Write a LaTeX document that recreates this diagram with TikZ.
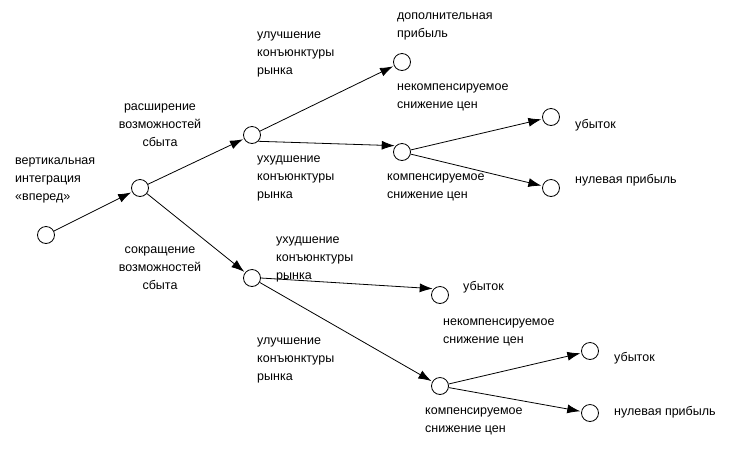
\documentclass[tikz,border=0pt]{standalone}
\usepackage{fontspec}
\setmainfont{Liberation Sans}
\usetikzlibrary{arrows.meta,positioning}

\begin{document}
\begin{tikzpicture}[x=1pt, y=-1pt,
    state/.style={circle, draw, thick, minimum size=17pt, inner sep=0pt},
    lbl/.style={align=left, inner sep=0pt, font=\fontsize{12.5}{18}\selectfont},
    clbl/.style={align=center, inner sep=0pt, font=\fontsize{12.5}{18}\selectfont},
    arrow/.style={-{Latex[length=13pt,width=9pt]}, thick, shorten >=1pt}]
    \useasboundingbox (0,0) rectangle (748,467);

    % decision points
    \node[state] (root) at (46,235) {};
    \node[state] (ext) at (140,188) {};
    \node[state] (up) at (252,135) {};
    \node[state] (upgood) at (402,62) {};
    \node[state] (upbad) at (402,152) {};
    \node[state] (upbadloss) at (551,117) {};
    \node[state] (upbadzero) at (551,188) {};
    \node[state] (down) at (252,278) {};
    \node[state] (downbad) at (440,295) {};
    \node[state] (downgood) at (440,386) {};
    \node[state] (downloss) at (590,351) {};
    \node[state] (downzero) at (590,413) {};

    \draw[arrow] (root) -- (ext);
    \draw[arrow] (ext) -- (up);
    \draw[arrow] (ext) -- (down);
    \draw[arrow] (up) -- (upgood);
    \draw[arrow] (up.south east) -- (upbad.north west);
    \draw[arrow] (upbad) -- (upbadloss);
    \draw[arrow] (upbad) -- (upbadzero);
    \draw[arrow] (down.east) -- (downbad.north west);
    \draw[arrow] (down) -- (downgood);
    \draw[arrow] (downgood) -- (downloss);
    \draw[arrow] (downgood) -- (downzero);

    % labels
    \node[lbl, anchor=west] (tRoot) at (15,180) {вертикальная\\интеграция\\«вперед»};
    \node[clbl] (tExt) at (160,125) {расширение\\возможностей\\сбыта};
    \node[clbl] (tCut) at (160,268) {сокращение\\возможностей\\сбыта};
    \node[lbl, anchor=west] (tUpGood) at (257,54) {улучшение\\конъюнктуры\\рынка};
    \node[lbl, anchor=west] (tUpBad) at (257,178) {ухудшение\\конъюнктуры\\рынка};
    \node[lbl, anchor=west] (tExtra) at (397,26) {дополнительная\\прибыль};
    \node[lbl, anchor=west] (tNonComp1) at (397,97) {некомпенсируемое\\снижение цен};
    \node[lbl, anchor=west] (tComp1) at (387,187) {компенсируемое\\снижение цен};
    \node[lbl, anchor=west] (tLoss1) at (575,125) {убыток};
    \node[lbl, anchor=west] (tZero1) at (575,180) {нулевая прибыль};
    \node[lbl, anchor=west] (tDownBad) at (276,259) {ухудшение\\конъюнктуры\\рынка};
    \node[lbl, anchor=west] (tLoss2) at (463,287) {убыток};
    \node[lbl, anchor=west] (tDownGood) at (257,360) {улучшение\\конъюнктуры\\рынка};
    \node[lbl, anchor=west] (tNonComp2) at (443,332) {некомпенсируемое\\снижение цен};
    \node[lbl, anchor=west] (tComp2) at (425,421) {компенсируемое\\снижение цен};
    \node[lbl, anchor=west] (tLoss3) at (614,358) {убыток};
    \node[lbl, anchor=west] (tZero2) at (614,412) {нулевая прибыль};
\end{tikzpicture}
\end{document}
########
= Problem to work on =
Copy each line exactly, and leave the pictures out of your copy.

= Answer to the exercise =
Write a LaTeX document that recreates this diagram with TikZ.
\documentclass[tikz,border=0pt]{standalone}
\usepackage{fontspec}
\setmainfont{Liberation Sans}
\usetikzlibrary{arrows.meta,positioning}

\begin{document}
\begin{tikzpicture}[x=1pt, y=-1pt,
    state/.style={circle, draw, thick, minimum size=17pt, inner sep=0pt},
    lbl/.style={align=left, inner sep=0pt, font=\fontsize{12.5}{18}\selectfont},
    clbl/.style={align=center, inner sep=0pt, font=\fontsize{12.5}{18}\selectfont},
    arrow/.style={-{Latex[length=13pt,width=9pt]}, thick, shorten >=1pt}]
    \useasboundingbox (0,0) rectangle (748,467);

    % decision points
    \node[state] (root) at (46,235) {};
    \node[state] (ext) at (140,188) {};
    \node[state] (up) at (252,135) {};
    \node[state] (upgood) at (402,62) {};
    \node[state] (upbad) at (402,152) {};
    \node[state] (upbadloss) at (551,117) {};
    \node[state] (upbadzero) at (551,188) {};
    \node[state] (down) at (252,278) {};
    \node[state] (downbad) at (440,295) {};
    \node[state] (downgood) at (440,386) {};
    \node[state] (downloss) at (590,351) {};
    \node[state] (downzero) at (590,413) {};

    \draw[arrow] (root) -- (ext);
    \draw[arrow] (ext) -- (up);
    \draw[arrow] (ext) -- (down);
    \draw[arrow] (up) -- (upgood);
    \draw[arrow] (up.south east) -- (upbad.north west);
    \draw[arrow] (upbad) -- (upbadloss);
    \draw[arrow] (upbad) -- (upbadzero);
    \draw[arrow] (down.east) -- (downbad.north west);
    \draw[arrow] (down) -- (downgood);
    \draw[arrow] (downgood) -- (downloss);
    \draw[arrow] (downgood) -- (downzero);

    % labels
    \node[lbl, anchor=west] (tRoot) at (15,180) {вертикальная\\интеграция\\«вперед»};
    \node[clbl] (tExt) at (160,125) {расширение\\возможностей\\сбыта};
    \node[clbl] (tCut) at (160,268) {сокращение\\возможностей\\сбыта};
    \node[lbl, anchor=west] (tUpGood) at (257,54) {улучшение\\конъюнктуры\\рынка};
    \node[lbl, anchor=west] (tUpBad) at (257,178) {ухудшение\\конъюнктуры\\рынка};
    \node[lbl, anchor=west] (tExtra) at (397,26) {дополнительная\\прибыль};
    \node[lbl, anchor=west] (tNonComp1) at (397,97) {некомпенсируемое\\снижение цен};
    \node[lbl, anchor=west] (tComp1) at (387,187) {компенсируемое\\снижение цен};
    \node[lbl, anchor=west] (tLoss1) at (575,125) {убыток};
    \node[lbl, anchor=west] (tZero1) at (575,180) {нулевая прибыль};
    \node[lbl, anchor=west] (tDownBad) at (276,259) {ухудшение\\конъюнктуры\\рынка};
    \node[lbl, anchor=west] (tLoss2) at (463,287) {убыток};
    \node[lbl, anchor=west] (tDownGood) at (257,360) {улучшение\\конъюнктуры\\рынка};
    \node[lbl, anchor=west] (tNonComp2) at (443,332) {некомпенсируемое\\снижение цен};
    \node[lbl, anchor=west] (tComp2) at (425,421) {компенсируемое\\снижение цен};
    \node[lbl, anchor=west] (tLoss3) at (614,358) {убыток};
    \node[lbl, anchor=west] (tZero2) at (614,412) {нулевая прибыль};
\end{tikzpicture}
\end{document}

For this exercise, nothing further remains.